Answer

**step1** Understanding the Problem

The problem asks for two things:
1. How much money Brad had before making the phone call.
2. An equation that could be written to solve this problem.
We know:
- Brad had $1.75 after the call.
- The initial cost of the phone call was $2.00.
- The cost per minute was $0.16.
- Brad spoke for 15 minutes.

**step2** Calculating the cost for minutes spoken

First, we need to find out how much Brad paid for the minutes he spoke.
He spoke for 15 minutes, and each minute cost $0.16.
We multiply the cost per minute by the number of minutes:
$$0.16 \times 15$$
To make this multiplication easier, we can think of $0.16 as 16 cents.
$$16 \text{ cents} \times 15 = 240 \text{ cents}$$
Since 100 cents is equal to $1.00, 240 cents is equal to $2.40.
So, the cost for the minutes spoken was $2.40.

**step3** Calculating the total cost of the phone call

Next, we need to find the total cost of the phone call. This includes the initial cost and the cost for the minutes spoken.
Initial cost = $2.00
Cost for minutes spoken = $2.40
Total cost of call = Initial cost + Cost for minutes spoken
$$2.00 + 2.40 = 4.40$$
So, the total cost of the phone call was $4.40.

**step4** Calculating the money Brad had before the call

Brad had $1.75 left after the phone call.
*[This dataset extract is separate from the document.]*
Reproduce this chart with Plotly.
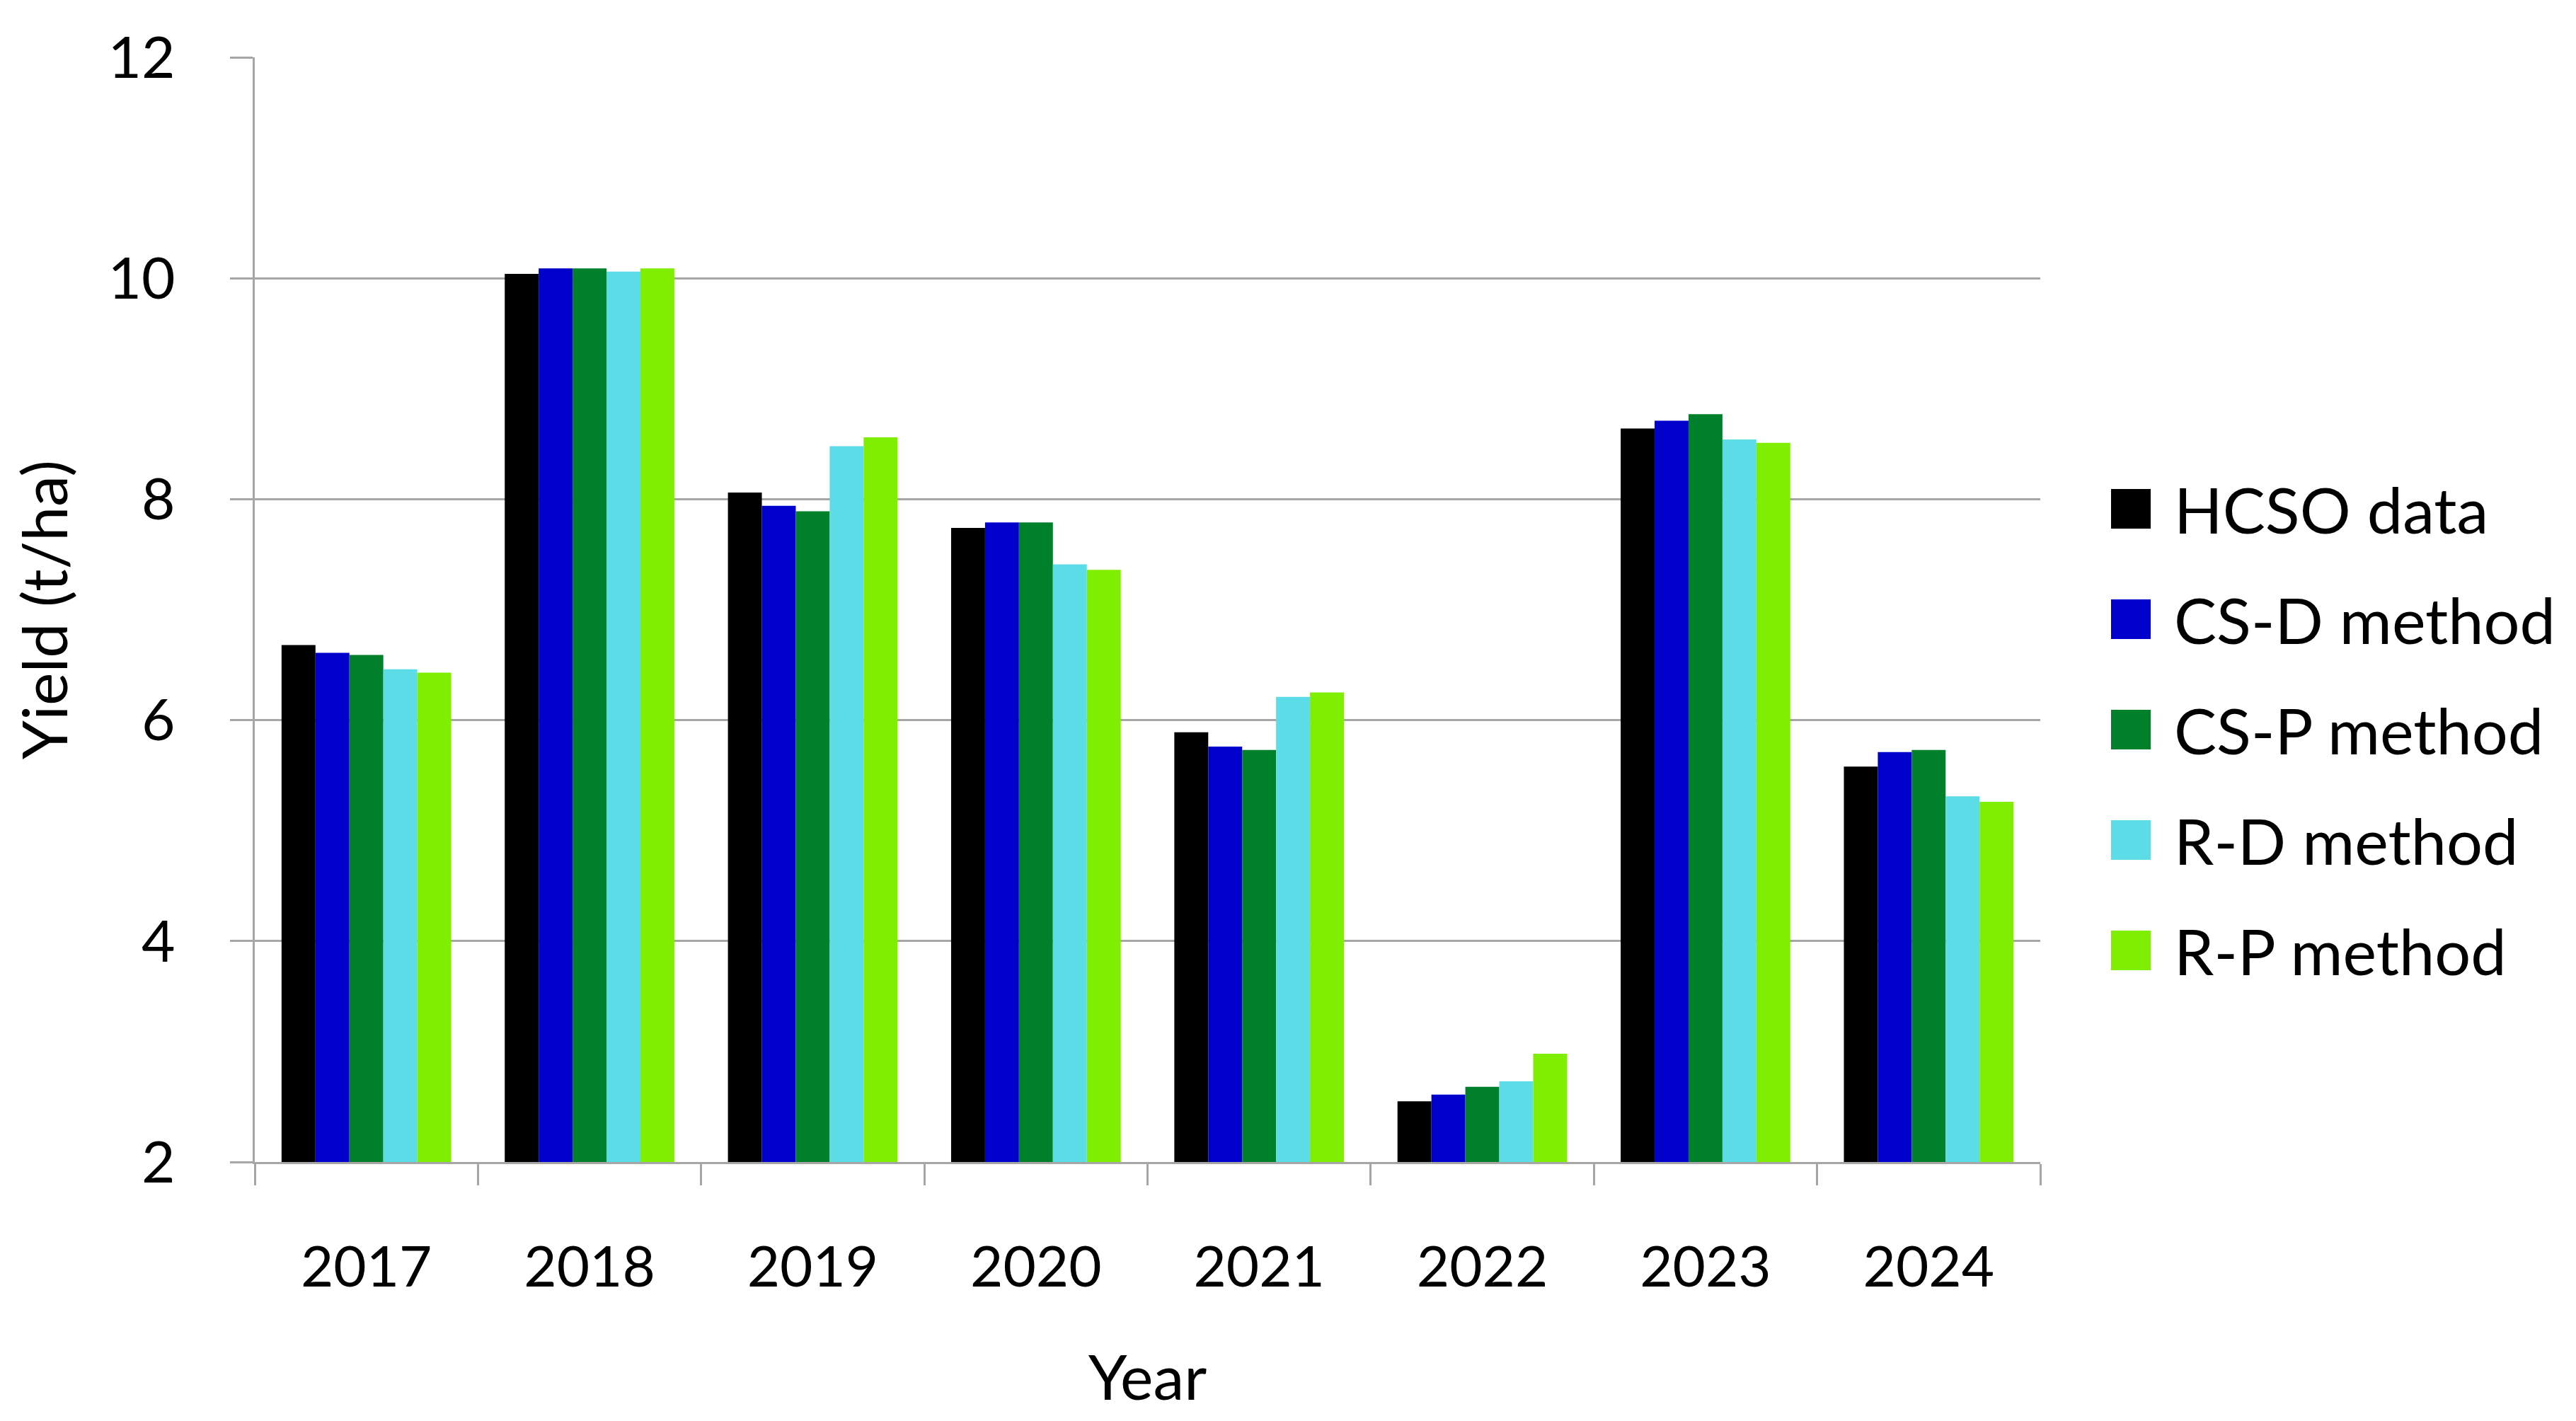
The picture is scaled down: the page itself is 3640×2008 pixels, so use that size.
import plotly.graph_objects as go

# ---- data ----
years = ["2017", "2018", "2019", "2020", "2021", "2022", "2023", "2024"]
hcso_data = [6.68, 10.04, 8.06, 7.74, 5.89, 2.55, 8.64, 5.58]
cs_d_method = [6.61, 10.09, 7.94, 7.79, 5.76, 2.61, 8.71, 5.71]
cs_p_method = [6.59, 10.09, 7.89, 7.79, 5.73, 2.68, 8.77, 5.73]
r_d_method = [6.46, 10.06, 8.48, 7.41, 6.21, 2.73, 8.54, 5.31]
r_p_method = [6.43, 10.09, 8.56, 7.36, 6.25, 2.98, 8.51, 5.26]
series_names = ["HCSO data", "CS-D method", "CS-P method", "R-D method", "R-P method"]
y_ticks = [2, 4, 6, 8, 10, 12]
x_title = "Year"
y_title = "Yield (t/ha)"

# ---- styling ----
colors = ["#000000", "#0000CC", "#00802B", "#5CDCE6", "#80EE00"]
FONT = "Lato, Carlito, Calibri, sans-serif"
GRID = "#A6A6A6"
OFF = 8                      # default page body margin
PAGE_W, PAGE_H = 3640, 2008
W, H = PAGE_W - 2 * OFF, PAGE_H - 2 * OFF
# plot area in page pixels
PX0, PX1, PY0, PY1 = 360, 2883, 81, 1642
L, T = PX0 - OFF, PY0 - OFF
R, B = W - (PX1 - OFF), H - (PY1 - OFF)
PW, PH = PX1 - PX0, PY1 - PY0

series = [hcso_data, cs_d_method, cs_p_method, r_d_method, r_p_method]

fig = go.Figure()
for name, vals, col in zip(series_names, series, colors):
    fig.add_trace(go.Bar(x=years, y=vals, name=name, marker_color=col,
                         marker_line_width=0, showlegend=False))

# custom legend (large square swatches like the original)
def px_x(p):
    return (p - PX0) / PW

def px_y(p):
    return (PY1 - p) / PH

leg_y0, leg_dy, sw = 719, 156, 56
sw_x0, txt_x = 2983, 3070
for i, (name, col) in enumerate(zip(series_names, colors)):
    cy = leg_y0 + leg_dy * i
    fig.add_shape(type="rect", xref="paper", yref="paper",
                  x0=px_x(sw_x0), x1=px_x(sw_x0 + sw),
                  y0=px_y(cy + sw / 2), y1=px_y(cy - sw / 2),
                  fillcolor=col, line_width=0)
    fig.add_annotation(xref="paper", yref="paper", x=px_x(txt_x), y=px_y(cy),
                       xanchor="left", yanchor="middle", text=name,
                       showarrow=False, font=dict(family=FONT, size=90, color="#000000"))

fig.update_layout(
    width=W, height=H,
    margin=dict(l=L, r=R, t=T, b=B, pad=0),
    paper_bgcolor="#FFFFFF", plot_bgcolor="#FFFFFF",
    barmode="group", bargap=0.24, bargroupgap=0.0,
    font=dict(family=FONT, size=80, color="#000000"),
    showlegend=False,
)
fig.update_xaxes(
    type="category", tickson="boundaries", ticks="outside", ticklen=30,
    tickwidth=3, tickcolor=GRID, showline=True, linecolor=GRID, linewidth=3,
    showgrid=False, tickfont=dict(family=FONT, size=80, color="#000000"),
    ticklabelstandoff=77,
    title=dict(text=x_title, font=dict(family=FONT, size=88, color="#000000"), standoff=83),
)
fig.update_yaxes(
    range=[2, 12], tickvals=y_ticks, ticks="outside", ticklen=32, tickwidth=3,
    tickcolor=GRID, showline=True, linecolor=GRID, linewidth=3,
    showgrid=True, gridcolor=GRID, gridwidth=3, zeroline=False,
    tickfont=dict(family=FONT, size=82, color="#000000"),
    ticklabelstandoff=61,
    title=dict(text=y_title, font=dict(family=FONT, size=88, color="#000000"), standoff=40),
)

fig.write_html("out.html")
To find out how much money he had before the call, we need to add the money he had left to the total cost of the call.
Money after call = $1.75
Total cost of call = $4.40
Money before call = Money after call + Total cost of call
$$1.75 + 4.40 = 6.15$$
Therefore, Brad had $6.15 before making the phone call home.

**step5** Writing the equation

To find the total amount of money Brad had before the call, we add the money he had left after the call to the total cost of the call. The total cost of the call is the sum of the initial cost and the cost for the minutes spoken.
Let's represent the parts:
- Money Brad had before the call
- Money Brad had after the call ($1.75)
- Initial cost of the call ($2.00)
- Cost per minute ($0.16)
- Number of minutes (15)
The equation to find the money Brad had before the call can be written as:
$$\text{Money before call} = \text{Money after call} + \text{Initial cost} + (\text{Cost per minute} \times \text{Number of minutes})$$
Substituting the given values and calculated intermediate values:
$$\text{Money before call} = 1.75 + 2.00 + (0.16 \times 15)$$
$$\text{Money before call} = 1.75 + 2.00 + 2.40$$
$$\text{Money before call} = 6.15$$
This equation shows how to calculate the money Brad had before the phone call.